The other significant area where CDC might play a
role is in infrastructure investment where externalities will
be significant. However, this is an area of public/private sector
and is populated by many other donor agencies, which can make
the role of promotion of private enterprise less easy. There may
be local infrastructure projects which can be organised as pure
private sector operations, where either debt or equity funding
could become a distinct CDC operation.
4. The Development Bottom Line
In conclusion, CDC, as agent for HMG, to justify
its existence, will always have objectives which are different
from those of the private sector. They may not be incompatible
but they are broader and different except in cases where the private
sector does not function sui generis and HMG decides that resolving
this shortcoming is the overriding priority. The range of countries
in this category appears to have diminished. With a different
class of capital, when working with private sector enterprise,
should be easier to ensure any separate objectives are carried
through.
If this mixture of approaches was seen to have merit,
as CDC funds become available from maturing investments, support
should be provided to promote the maximum development objectives
consistent with maintaining the real financial value of funds.
It should be possible to encourage equity investors to look at
investments with particularly high social returns so long as quantum
and price of the debt from CDC is sufficiently compelling.
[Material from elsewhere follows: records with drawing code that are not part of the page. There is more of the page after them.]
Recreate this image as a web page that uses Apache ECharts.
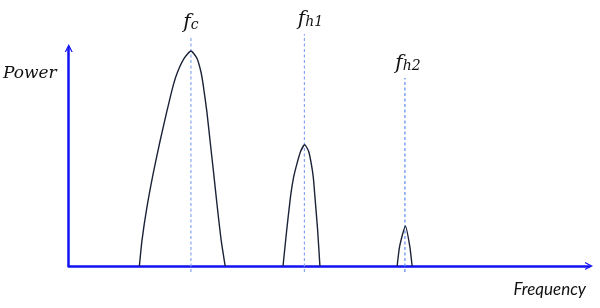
<!DOCTYPE html>
<html>
<head>
<meta charset="utf-8">
<script src="https://cdn.jsdelivr.net/npm/echarts@6/dist/echarts.min.js"></script>
<style>html,body{margin:0;padding:0;background:#fff}#c{width:600px;height:308px}</style>
</head>
<body>
<div id="c"></div>
<script>
// Spectrum peaks (frequency, power) in arbitrary units
const peakC_x  = [13.58, 14.09, 15.05, 16.26, 17.60, 18.85, 20.10, 20.94, 22.21, 23.49, 24.64, 25.41, 25.85, 26.55, 27.15, 27.85, 28.55, 29.30, 30.07];
const peakC_y  = [0, 11.9, 27.2, 42.7, 57.8, 70.8, 83.0, 89.1, 95.3, 98.6, 95.3, 89.1, 83.0, 70.8, 57.8, 42.7, 27.2, 11.9, 0];
const peakH1_x = [41.19, 41.90, 42.63, 43.20, 43.82, 44.58, 45.35, 46.11, 46.65, 47.02, 47.32, 47.84, 48.28];
const peakH1_y = [0, 16.5, 31.8, 40.4, 46.5, 52.6, 55.6, 52.6, 46.5, 40.4, 31.8, 16.5, 0];
const peakH2_x = [63.13, 63.62, 64.72, 65.54, 66.0];
const peakH2_y = [0, 9.2, 18.3, 9.2, 0];
// Marker lines (dashed) at the component frequencies
const markerFreq   = [23.49, 45.30, 64.62];
const markerTop    = [105.0, 106.4, 86.2];
const markerBottom = -2.75;
const markerSub    = ['c', 'h1', 'h2'];
const xAxisName = 'Frequency';
const yAxisName = 'Power';

const toPairs = (xs, ys) => xs.map((x, i) => [x, ys[i]]);
const chevron = 'path://M0,10 L5,0 L10,10 L8.4,10 L5,3.4 L1.6,10 Z';
const axisBlue = '#1212f2';
const labelOffsets = [[0, 0], [6, 0], [3, 0]];
const dashColors = ['#86a6f2', '#86a6f2', '#5c8df0'];

const series = [];
markerFreq.forEach((fx, i) => {
  series.push({
    type: 'line', silent: true, clip: false, symbol: 'circle', symbolSize: 0.5, showSymbol: true,
    z: 1,
    itemStyle: { color: dashColors[i] },
    lineStyle: { color: dashColors[i], width: 1.2, type: [3, 2.5] },
    data: [
      { value: [fx, markerBottom] },
      { value: [fx, markerTop[i]],
        label: {
          show: true, position: 'top', distance: 4, offset: labelOffsets[i],
          formatter: '{f|f}{s|' + markerSub[i] + '}',
          rich: {
            f: { fontFamily: 'DejaVu Serif', fontStyle: 'italic', fontSize: 20, color: '#111' },
            s: { fontFamily: 'DejaVu Serif', fontStyle: 'italic', fontSize: 14, color: '#111', verticalAlign: 'bottom', padding: [5, 0, 0, 0] }
          }
        } }
    ]
  });
});
[[peakC_x, peakC_y], [peakH1_x, peakH1_y], [peakH2_x, peakH2_y]].forEach(([xs, ys]) => {
  series.push({
    type: 'line', silent: true, symbol: 'none', smooth: 0.2, z: 3,
    lineStyle: { color: '#1b2238', width: 1.4 },
    data: toPairs(xs, ys)
  });
});

const chart = echarts.init(document.getElementById('c'), null, { renderer: 'canvas' });
chart.setOption({
  animation: false,
  backgroundColor: '#fff',
  grid: { left: 67.5, right: 11, top: 48, bottom: 42, containLabel: false },
  xAxis: {
    type: 'value', min: 0, max: 100,
    name: xAxisName, nameLocation: 'end', nameGap: -3,
    nameTextStyle: { fontFamily: 'Lato', fontStyle: 'italic', fontSize: 17, color: '#111', align: 'right', verticalAlign: 'top', padding: [15, 0, 0, 0] },
    axisLine: { onZero: true, lineStyle: { color: axisBlue, width: 2.5 }, symbol: ['none', chevron], symbolSize: [10, 8] },
    axisTick: { show: false }, axisLabel: { show: false }, splitLine: { show: false }
  },
  yAxis: {
    type: 'value', min: 0, max: 100,
    name: yAxisName, nameLocation: 'end', nameGap: -26,
    nameTextStyle: { fontFamily: 'DejaVu Serif', fontStyle: 'italic', fontSize: 17, color: '#111', align: 'right', verticalAlign: 'middle', padding: [0, 12, 0, 0] },
    axisLine: { onZero: true, lineStyle: { color: axisBlue, width: 2.5 }, symbol: ['none', chevron], symbolSize: [10, 8] },
    axisTick: { show: false }, axisLabel: { show: false }, splitLine: { show: false }
  },
  series: series
});
</script>
</body>
</html>
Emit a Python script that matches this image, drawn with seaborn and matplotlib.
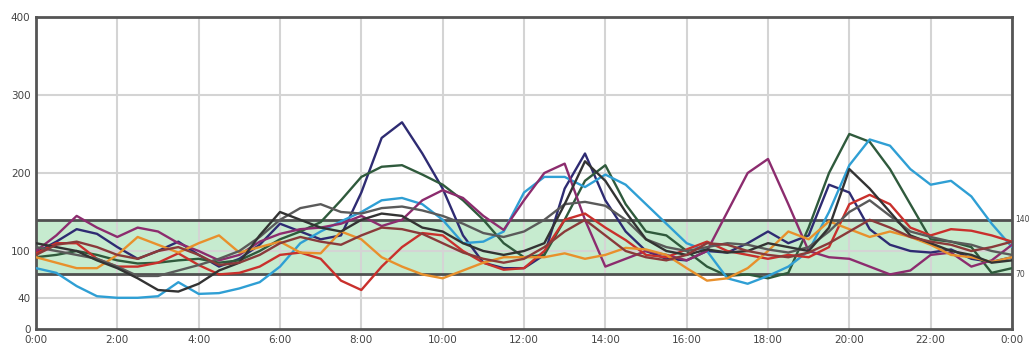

It
may also be possible to influence investment interest in smaller
transactions, from which many managers migrate. Management of
CDC should, in future be judged largely on achieving non-financial
results. Some support for venture funds operating in non - or
marginally - economic circumstances could be one strand. However,
a more innovative enterprise taking calibrated risks in working
as a below market debt provider where the potential development
gains justify such an approach, could provide an important new
role for CDC. A relatively small new executive team should be
able to develop this approach in due time.